Tactically, the supply choke‑point often shaped the battle. An admiral who could deny the enemy access to fresh water—by blockading a river mouth or holding the only safe anchorage on a barren coast—could force a fight on his own terms or compel a surrender without firing a broadside. The English blockade of the Armada’s egress from the Channel ports was as much a logistical as a military operation, denying Medina Sidonia the chance to resupply and forcing his damaged ships into the stormy northern seas that ultimately destroyed them. In the vastness of the Pacific, the ability to cache barrels of water and salt provisions on remote atolls gave Magellan’s successors a reach that stunned the indigenous populations and allowed European squadrons to strike where they were least expected.

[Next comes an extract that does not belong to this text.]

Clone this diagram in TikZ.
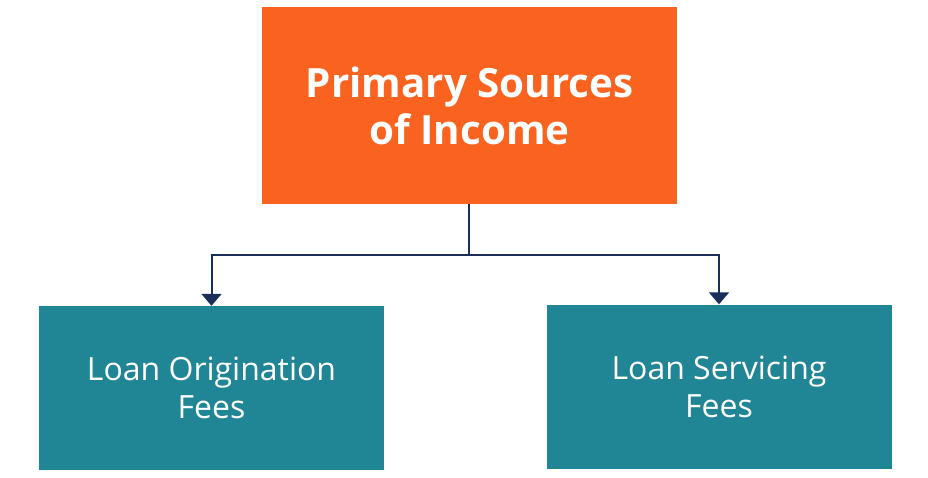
\documentclass[tikz,border=0pt]{standalone}
\usepackage{fontspec}
\setmainfont{Open Sans}
\usetikzlibrary{arrows.meta}
\definecolor{topor}{HTML}{F9621F}
\definecolor{teal2}{HTML}{208595}
\definecolor{navy}{HTML}{1A2E5A}
\tikzset{
  topbox/.style={fill=topor, draw=none, minimum width=415pt, minimum height=197pt, inner sep=0pt,
    text=white, font=\fontsize{40.3}{47}\selectfont\bfseries, align=center},
  feebox/.style={fill=teal2, draw=none, minimum width=345pt, minimum height=164pt, inner sep=0pt,
    text=white, font=\fontsize{32}{38}\selectfont, align=center},
  conn/.style={draw=navy, line width=2pt, -{Triangle[width=20pt,length=12pt]}}
}
\begin{document}
\begin{tikzpicture}[x=1pt,y=-1pt]
\useasboundingbox (0,0) rectangle (928,477);
\node[topbox] (top) at (469.5,105.5) {Primary Sources\\of Income};
\node[feebox] (left) at (211.5,388) {Loan Origination\\Fees};
\node[feebox] (right) at (719,386.5) {Loan Servicing\\Fees};
\coordinate (mid) at (469,255);
\draw[navy, line width=2pt] (top.south -| mid) -- (mid);
\draw[conn] (mid) -| (left.north);
\draw[conn] (mid) -| (right.north);
\end{tikzpicture}
\end{document}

Conclusion: A Synthesis of Art and Science
The canvas of naval warfare during the Age of Exploration is painted with a palette far richer than the clang of sword and roar of cannon. Every engagement was a distillation of shipwrights’ insight, gunners’ discipline, pilots’ hard‑won knowledge of tides and winds, and the diplomat’s careful cultivation of local alliances. The tactical considerations—from choosing the weather gage to the split‑second decision to grapple or sheer off—reflected a continuous feedback loop between innovation and bitter experience. The caravel, the galleon, the line of battle, and the convoy system were not accidental discoveries; they were solutions forged in the crucible of countless skirmishes off forgotten headlands and within the cramped waters of half‑charted harbours. By studying these tactical layers, we gain a deeper reverence for the men who commanded wooden walls across three oceans, and we uncover the invisible architecture upon which centuries of seapower would be built.